Stated task:
Look through the listing below for the line containing "Generate a web". Copy it and each line after it up to and including the line containing "const py = (v) => y.getPixelForValue(v);", exactly, leaving out pictures.
--- start of Provided data ---
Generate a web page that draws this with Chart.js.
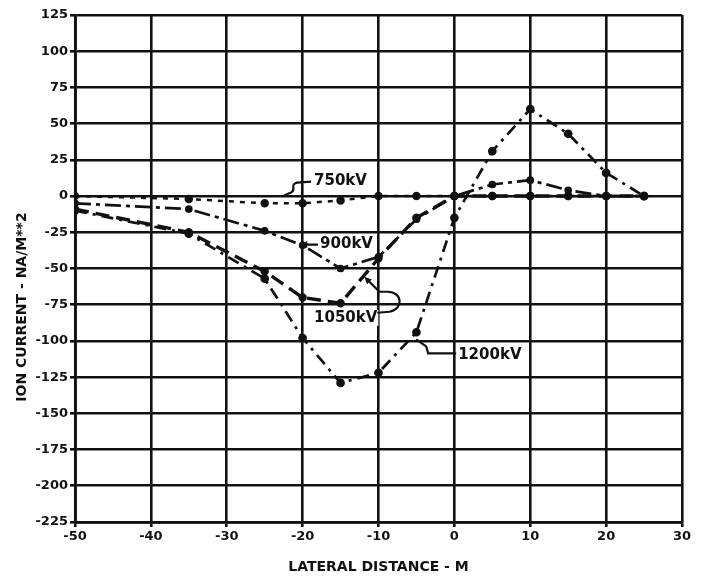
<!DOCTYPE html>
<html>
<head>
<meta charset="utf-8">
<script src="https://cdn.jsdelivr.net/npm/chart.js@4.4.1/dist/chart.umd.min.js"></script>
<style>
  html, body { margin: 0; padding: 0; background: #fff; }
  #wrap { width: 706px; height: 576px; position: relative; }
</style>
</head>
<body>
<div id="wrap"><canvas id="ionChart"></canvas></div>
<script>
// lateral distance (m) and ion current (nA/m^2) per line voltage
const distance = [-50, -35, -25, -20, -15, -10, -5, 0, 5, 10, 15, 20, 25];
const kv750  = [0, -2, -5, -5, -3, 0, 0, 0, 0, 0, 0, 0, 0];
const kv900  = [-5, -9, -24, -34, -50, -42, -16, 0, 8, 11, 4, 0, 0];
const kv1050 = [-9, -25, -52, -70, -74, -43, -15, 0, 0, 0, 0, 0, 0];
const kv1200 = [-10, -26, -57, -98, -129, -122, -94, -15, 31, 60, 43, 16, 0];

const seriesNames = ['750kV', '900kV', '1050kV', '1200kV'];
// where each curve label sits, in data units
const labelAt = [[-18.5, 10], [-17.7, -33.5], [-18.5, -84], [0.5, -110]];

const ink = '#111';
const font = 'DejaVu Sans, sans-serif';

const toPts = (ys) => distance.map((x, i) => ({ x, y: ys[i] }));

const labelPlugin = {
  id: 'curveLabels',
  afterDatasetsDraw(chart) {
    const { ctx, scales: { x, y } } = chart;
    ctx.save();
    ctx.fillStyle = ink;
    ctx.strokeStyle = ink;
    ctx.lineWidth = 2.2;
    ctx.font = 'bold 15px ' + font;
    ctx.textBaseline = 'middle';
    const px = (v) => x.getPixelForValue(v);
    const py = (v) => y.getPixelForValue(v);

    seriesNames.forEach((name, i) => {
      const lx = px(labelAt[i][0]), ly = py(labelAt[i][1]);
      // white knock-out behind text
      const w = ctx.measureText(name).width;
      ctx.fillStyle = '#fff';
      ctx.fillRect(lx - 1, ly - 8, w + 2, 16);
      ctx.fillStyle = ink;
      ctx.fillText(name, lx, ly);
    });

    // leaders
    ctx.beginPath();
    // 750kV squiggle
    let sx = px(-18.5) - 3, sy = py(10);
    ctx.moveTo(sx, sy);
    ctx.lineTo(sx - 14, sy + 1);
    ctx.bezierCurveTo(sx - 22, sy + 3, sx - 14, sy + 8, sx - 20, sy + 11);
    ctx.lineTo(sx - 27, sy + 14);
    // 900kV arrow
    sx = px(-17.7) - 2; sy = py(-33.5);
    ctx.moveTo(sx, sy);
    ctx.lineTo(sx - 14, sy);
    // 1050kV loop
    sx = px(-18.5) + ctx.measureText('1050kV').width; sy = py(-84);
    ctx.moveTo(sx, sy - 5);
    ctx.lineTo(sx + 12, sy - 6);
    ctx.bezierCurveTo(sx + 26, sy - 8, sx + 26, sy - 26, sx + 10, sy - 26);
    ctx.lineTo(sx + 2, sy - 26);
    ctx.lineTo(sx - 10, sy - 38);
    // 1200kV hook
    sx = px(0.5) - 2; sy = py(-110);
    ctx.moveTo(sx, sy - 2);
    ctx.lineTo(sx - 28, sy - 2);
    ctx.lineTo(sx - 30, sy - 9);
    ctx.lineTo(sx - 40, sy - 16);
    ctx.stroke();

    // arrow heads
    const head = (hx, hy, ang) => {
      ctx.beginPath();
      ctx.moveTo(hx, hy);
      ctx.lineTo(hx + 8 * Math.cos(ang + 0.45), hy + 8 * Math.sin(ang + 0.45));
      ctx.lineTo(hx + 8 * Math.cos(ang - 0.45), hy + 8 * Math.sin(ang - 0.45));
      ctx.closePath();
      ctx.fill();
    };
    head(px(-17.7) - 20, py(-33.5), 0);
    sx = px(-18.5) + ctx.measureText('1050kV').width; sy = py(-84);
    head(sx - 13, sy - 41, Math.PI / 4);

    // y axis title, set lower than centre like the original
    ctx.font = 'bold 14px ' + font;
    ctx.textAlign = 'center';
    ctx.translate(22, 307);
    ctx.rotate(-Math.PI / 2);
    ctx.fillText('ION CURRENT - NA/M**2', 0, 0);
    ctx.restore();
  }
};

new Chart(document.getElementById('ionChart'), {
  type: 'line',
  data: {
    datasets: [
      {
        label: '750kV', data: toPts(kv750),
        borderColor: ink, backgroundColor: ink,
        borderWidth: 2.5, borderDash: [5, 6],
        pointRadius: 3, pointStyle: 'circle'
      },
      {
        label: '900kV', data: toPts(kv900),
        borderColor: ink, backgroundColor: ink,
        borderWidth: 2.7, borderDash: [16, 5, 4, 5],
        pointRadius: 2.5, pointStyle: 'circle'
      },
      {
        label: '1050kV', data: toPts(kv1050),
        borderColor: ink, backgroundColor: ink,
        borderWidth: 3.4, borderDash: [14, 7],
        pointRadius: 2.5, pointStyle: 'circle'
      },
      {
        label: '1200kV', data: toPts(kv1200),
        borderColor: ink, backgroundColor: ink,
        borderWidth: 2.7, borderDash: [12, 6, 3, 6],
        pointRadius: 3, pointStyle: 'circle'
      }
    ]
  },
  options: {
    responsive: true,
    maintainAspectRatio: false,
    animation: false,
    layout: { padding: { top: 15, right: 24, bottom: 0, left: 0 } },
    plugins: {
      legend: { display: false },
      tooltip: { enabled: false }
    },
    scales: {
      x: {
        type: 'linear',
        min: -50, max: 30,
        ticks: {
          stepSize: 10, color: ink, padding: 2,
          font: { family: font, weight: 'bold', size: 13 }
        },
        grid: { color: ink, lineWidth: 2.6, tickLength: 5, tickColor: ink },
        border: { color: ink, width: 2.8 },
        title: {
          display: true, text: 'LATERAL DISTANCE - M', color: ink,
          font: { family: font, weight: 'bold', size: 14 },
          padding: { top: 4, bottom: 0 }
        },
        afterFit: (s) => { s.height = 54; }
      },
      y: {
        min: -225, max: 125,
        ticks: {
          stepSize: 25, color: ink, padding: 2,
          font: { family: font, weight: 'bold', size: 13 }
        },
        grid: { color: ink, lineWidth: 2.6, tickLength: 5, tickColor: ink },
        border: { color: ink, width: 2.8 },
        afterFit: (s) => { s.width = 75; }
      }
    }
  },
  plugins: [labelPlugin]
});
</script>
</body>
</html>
--- end of Provided data ---
--- start of Provided data ---
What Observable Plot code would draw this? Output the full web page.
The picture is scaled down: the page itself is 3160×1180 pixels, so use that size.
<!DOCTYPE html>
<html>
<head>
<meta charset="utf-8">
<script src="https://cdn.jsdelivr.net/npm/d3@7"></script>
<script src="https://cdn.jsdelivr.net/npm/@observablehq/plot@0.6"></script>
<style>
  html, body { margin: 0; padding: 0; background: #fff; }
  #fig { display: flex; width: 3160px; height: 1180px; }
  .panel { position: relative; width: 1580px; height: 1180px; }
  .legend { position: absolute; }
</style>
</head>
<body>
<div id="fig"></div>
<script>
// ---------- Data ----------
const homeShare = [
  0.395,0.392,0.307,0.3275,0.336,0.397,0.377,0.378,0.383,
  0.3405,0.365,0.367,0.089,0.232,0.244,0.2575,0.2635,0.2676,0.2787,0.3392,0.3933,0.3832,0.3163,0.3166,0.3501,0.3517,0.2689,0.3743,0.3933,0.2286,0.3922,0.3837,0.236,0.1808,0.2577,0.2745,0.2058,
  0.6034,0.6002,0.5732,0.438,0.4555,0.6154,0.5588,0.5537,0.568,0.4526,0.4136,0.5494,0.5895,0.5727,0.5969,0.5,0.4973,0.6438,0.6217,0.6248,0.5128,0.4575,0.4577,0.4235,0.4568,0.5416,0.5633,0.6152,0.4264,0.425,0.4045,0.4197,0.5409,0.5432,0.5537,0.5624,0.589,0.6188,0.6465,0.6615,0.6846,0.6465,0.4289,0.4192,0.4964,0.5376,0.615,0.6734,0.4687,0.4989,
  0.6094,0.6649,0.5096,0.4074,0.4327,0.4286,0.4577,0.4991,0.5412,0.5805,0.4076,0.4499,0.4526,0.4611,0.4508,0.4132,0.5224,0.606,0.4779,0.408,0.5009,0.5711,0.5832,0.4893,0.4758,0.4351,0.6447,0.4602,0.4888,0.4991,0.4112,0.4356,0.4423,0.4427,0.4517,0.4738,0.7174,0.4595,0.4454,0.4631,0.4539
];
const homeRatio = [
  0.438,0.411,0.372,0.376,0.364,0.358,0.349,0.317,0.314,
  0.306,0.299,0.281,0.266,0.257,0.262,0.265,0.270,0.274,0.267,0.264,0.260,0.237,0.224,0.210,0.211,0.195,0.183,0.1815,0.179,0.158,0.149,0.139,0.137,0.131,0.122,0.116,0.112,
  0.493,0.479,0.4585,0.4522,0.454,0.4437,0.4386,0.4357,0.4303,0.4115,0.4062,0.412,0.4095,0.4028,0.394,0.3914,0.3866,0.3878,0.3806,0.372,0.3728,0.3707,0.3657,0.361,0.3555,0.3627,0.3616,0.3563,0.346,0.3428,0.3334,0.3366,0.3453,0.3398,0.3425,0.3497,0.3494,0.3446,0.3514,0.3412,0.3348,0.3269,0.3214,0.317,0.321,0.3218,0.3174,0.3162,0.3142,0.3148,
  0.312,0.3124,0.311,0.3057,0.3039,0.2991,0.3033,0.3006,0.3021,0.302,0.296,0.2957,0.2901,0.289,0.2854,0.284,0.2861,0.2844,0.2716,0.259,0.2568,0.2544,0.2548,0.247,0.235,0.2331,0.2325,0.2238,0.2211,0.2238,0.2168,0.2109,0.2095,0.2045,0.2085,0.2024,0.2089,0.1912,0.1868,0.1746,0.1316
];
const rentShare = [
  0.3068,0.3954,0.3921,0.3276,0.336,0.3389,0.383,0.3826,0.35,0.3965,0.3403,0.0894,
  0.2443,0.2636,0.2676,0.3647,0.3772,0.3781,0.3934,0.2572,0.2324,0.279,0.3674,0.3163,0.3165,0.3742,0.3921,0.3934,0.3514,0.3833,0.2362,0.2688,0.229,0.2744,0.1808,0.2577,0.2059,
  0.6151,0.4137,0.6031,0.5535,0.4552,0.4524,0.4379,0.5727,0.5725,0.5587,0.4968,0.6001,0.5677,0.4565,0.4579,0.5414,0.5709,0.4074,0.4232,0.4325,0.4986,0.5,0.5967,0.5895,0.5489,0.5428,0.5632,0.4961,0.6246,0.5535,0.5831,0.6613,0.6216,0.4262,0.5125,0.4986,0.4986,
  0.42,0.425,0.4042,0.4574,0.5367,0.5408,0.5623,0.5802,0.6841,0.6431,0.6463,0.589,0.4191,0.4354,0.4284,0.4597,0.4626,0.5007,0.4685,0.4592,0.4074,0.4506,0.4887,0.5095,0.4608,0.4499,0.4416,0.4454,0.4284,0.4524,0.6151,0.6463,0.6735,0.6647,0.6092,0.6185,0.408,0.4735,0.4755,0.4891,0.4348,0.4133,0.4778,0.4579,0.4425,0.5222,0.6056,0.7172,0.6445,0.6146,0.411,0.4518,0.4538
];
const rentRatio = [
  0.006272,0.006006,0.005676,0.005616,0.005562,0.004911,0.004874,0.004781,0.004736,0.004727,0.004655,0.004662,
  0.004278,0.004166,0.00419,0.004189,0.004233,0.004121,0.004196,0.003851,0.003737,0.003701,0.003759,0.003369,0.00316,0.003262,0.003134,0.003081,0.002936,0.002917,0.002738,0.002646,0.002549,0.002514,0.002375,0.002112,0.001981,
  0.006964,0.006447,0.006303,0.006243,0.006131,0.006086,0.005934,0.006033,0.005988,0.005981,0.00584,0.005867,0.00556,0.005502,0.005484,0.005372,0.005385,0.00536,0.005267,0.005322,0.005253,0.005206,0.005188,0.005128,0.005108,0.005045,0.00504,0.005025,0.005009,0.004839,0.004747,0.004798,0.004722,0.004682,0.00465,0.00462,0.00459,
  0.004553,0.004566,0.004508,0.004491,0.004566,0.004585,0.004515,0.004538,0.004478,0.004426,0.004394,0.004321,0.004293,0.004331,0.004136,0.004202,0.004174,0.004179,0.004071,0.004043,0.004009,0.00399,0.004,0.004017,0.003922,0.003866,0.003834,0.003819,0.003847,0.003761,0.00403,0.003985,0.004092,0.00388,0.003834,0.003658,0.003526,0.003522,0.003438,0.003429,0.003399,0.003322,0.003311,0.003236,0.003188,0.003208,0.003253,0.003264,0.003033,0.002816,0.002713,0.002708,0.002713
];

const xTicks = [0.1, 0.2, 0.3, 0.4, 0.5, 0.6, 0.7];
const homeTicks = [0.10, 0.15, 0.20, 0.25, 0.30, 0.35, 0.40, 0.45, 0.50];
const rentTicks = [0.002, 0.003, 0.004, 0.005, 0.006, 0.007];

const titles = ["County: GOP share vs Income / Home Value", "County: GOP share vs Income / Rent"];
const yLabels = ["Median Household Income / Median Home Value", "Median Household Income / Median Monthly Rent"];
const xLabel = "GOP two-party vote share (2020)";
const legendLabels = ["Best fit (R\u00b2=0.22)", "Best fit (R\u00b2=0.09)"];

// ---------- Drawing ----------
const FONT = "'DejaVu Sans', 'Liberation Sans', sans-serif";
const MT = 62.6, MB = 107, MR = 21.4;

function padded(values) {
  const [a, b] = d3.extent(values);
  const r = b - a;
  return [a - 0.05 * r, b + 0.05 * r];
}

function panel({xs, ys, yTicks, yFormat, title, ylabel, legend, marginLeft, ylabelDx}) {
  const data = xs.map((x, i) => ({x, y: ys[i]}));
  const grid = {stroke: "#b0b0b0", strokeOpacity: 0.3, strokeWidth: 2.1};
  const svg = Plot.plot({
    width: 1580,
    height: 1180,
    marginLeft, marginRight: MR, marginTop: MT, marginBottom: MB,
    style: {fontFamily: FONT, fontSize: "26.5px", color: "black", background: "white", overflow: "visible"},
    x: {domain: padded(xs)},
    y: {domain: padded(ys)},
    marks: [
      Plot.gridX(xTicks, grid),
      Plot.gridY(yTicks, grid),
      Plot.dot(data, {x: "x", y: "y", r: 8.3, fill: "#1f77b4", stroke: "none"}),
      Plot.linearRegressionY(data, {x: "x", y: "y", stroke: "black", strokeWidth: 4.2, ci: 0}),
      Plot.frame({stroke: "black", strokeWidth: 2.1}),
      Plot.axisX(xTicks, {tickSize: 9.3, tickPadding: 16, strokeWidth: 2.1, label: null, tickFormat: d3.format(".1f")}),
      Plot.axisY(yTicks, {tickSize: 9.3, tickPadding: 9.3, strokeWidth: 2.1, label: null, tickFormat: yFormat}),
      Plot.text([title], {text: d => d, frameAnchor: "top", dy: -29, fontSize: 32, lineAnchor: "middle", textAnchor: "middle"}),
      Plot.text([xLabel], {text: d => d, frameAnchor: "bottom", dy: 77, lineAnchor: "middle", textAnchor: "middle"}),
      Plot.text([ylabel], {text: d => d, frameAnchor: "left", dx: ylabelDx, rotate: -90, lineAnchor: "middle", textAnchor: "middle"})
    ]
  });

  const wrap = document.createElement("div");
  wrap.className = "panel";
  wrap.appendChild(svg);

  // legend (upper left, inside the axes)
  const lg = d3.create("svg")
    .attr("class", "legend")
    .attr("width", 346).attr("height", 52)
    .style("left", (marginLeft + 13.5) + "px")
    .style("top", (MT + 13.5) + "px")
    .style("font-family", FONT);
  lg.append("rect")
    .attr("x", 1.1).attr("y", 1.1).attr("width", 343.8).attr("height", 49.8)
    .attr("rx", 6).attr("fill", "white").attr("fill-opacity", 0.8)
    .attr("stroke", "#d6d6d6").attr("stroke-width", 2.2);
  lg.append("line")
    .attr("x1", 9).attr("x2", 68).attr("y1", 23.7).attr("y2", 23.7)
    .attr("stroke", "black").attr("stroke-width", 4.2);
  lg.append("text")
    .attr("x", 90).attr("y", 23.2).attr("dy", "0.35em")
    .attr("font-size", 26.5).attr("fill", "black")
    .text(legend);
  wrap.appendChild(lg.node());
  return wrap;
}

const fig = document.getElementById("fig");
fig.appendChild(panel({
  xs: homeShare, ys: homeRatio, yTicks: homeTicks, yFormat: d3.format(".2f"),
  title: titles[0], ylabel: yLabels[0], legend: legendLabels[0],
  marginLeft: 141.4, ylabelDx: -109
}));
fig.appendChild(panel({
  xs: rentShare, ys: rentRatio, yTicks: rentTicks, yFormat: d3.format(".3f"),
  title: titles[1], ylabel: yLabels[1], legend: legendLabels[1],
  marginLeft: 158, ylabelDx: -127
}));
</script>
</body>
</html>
--- end of Provided data ---
--- start of Provided data ---
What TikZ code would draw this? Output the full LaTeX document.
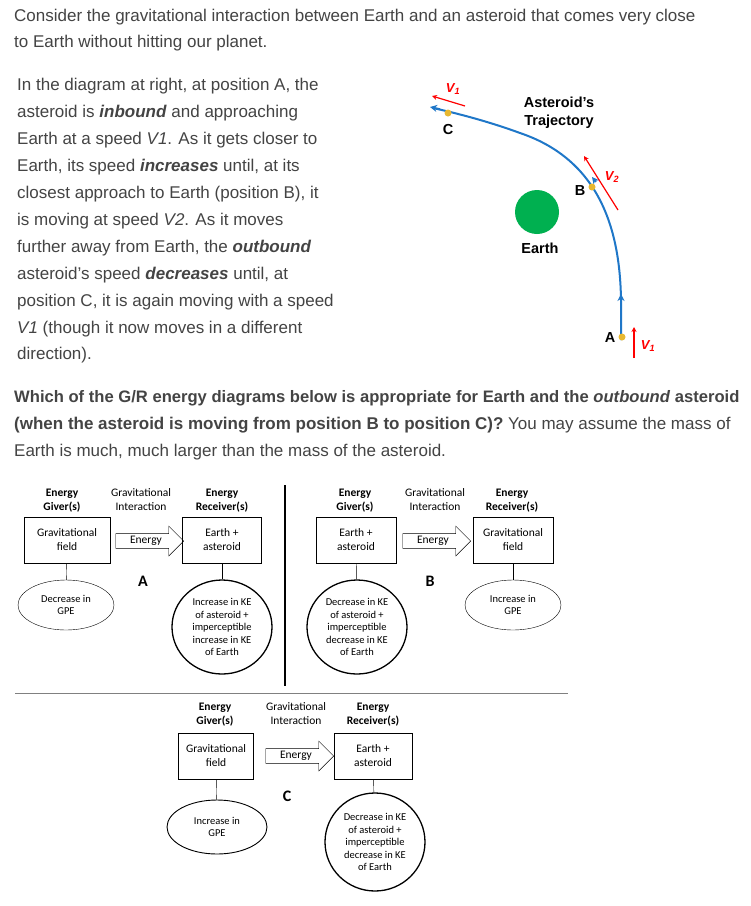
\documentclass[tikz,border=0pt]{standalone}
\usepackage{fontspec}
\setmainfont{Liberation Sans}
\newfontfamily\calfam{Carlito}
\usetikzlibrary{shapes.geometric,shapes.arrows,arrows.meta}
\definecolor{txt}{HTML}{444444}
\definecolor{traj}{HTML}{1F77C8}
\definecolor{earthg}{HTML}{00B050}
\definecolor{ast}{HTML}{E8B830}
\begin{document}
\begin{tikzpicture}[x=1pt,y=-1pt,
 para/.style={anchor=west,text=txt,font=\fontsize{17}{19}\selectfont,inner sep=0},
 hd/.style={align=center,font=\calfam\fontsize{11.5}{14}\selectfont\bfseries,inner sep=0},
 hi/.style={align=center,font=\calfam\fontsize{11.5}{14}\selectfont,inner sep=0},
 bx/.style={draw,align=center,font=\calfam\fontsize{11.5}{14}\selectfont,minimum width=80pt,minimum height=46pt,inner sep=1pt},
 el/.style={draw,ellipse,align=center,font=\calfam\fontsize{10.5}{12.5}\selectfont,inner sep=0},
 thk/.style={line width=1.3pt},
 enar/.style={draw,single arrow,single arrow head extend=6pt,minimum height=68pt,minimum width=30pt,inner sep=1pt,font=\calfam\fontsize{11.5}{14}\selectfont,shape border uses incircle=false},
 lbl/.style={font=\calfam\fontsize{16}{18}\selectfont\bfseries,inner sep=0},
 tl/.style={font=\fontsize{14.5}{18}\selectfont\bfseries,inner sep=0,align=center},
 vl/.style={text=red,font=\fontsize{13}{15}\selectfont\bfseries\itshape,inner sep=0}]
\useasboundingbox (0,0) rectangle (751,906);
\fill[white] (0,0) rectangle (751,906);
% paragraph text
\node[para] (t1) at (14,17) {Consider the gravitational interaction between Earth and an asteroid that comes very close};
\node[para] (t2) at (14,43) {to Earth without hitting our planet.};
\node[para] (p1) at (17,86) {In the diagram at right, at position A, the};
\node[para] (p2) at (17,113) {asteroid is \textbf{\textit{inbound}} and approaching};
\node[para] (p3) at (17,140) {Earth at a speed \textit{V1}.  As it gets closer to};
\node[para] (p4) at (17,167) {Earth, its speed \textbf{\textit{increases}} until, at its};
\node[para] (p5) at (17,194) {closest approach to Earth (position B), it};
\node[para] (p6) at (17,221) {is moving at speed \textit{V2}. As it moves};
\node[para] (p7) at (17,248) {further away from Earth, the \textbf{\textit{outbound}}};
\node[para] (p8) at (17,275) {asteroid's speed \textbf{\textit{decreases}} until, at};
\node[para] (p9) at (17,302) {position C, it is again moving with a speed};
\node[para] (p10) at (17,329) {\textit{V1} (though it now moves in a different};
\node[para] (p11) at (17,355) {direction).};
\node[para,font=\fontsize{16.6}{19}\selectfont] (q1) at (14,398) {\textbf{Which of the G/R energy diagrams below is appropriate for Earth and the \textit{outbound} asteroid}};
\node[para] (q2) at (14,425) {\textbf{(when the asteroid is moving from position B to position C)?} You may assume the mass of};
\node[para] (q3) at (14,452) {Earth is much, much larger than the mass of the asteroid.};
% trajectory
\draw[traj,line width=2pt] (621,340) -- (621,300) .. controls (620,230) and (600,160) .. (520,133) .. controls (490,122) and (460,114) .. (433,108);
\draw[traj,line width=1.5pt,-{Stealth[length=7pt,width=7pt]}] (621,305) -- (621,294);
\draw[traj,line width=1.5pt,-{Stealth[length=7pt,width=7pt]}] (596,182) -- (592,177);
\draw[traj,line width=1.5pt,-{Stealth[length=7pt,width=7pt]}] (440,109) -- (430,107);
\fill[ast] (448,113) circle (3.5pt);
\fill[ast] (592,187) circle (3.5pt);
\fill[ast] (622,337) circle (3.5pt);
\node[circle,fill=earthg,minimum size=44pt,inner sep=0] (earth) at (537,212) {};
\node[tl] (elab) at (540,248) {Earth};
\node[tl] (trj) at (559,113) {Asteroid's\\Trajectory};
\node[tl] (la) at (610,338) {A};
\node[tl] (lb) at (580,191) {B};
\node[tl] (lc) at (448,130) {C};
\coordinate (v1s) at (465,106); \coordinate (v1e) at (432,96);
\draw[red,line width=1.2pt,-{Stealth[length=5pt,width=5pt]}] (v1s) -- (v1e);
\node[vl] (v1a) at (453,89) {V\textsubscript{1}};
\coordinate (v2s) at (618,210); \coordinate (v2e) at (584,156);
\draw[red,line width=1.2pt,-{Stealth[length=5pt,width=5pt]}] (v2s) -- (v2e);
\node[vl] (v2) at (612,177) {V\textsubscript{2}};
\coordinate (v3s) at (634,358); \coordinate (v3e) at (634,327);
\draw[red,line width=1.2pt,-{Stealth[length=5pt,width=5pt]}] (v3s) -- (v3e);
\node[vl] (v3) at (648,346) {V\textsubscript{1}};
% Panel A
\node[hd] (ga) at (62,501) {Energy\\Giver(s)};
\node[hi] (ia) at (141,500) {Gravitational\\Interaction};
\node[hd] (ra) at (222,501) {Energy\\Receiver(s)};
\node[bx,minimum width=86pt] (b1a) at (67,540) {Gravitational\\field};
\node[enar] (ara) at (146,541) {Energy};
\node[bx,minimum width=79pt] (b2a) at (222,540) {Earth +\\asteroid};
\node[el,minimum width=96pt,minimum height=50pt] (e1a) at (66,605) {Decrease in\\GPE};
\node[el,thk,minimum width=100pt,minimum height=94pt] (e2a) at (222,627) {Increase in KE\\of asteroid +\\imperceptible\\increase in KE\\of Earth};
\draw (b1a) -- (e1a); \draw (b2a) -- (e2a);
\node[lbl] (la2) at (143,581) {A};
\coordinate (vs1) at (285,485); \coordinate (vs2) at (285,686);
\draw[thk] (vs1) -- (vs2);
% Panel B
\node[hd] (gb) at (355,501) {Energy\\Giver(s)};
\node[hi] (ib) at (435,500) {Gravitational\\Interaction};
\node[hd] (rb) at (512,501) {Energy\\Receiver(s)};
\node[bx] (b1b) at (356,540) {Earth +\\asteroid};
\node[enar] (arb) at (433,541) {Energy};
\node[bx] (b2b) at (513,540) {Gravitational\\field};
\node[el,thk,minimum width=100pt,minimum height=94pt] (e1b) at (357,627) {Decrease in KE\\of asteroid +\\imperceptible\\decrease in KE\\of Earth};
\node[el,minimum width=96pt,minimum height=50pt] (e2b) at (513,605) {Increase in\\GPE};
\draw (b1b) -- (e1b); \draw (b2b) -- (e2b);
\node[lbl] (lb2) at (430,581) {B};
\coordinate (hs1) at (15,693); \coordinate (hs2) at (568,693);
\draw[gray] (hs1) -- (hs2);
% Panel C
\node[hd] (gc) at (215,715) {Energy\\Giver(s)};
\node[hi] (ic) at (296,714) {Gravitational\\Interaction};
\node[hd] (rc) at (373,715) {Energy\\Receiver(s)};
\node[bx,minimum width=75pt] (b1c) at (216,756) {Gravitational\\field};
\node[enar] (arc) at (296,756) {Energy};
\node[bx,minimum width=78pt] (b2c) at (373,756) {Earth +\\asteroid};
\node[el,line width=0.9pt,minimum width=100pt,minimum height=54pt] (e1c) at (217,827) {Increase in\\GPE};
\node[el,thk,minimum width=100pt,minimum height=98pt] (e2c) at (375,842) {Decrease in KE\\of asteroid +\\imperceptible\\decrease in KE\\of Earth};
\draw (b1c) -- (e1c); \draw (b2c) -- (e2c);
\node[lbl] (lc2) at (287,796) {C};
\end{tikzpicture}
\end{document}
--- end of Provided data ---
Task result:
Generate a web page that draws this with Chart.js.
<!DOCTYPE html>
<html>
<head>
<meta charset="utf-8">
<script src="https://cdn.jsdelivr.net/npm/chart.js@4.4.1/dist/chart.umd.min.js"></script>
<style>
  html, body { margin: 0; padding: 0; background: #fff; }
  #wrap { width: 706px; height: 576px; position: relative; }
</style>
</head>
<body>
<div id="wrap"><canvas id="ionChart"></canvas></div>
<script>
// lateral distance (m) and ion current (nA/m^2) per line voltage
const distance = [-50, -35, -25, -20, -15, -10, -5, 0, 5, 10, 15, 20, 25];
const kv750  = [0, -2, -5, -5, -3, 0, 0, 0, 0, 0, 0, 0, 0];
const kv900  = [-5, -9, -24, -34, -50, -42, -16, 0, 8, 11, 4, 0, 0];
const kv1050 = [-9, -25, -52, -70, -74, -43, -15, 0, 0, 0, 0, 0, 0];
const kv1200 = [-10, -26, -57, -98, -129, -122, -94, -15, 31, 60, 43, 16, 0];

const seriesNames = ['750kV', '900kV', '1050kV', '1200kV'];
// where each curve label sits, in data units
const labelAt = [[-18.5, 10], [-17.7, -33.5], [-18.5, -84], [0.5, -110]];

const ink = '#111';
const font = 'DejaVu Sans, sans-serif';

const toPts = (ys) => distance.map((x, i) => ({ x, y: ys[i] }));

const labelPlugin = {
  id: 'curveLabels',
  afterDatasetsDraw(chart) {
    const { ctx, scales: { x, y } } = chart;
    ctx.save();
    ctx.fillStyle = ink;
    ctx.strokeStyle = ink;
    ctx.lineWidth = 2.2;
    ctx.font = 'bold 15px ' + font;
    ctx.textBaseline = 'middle';
    const px = (v) => x.getPixelForValue(v);
    const py = (v) => y.getPixelForValue(v);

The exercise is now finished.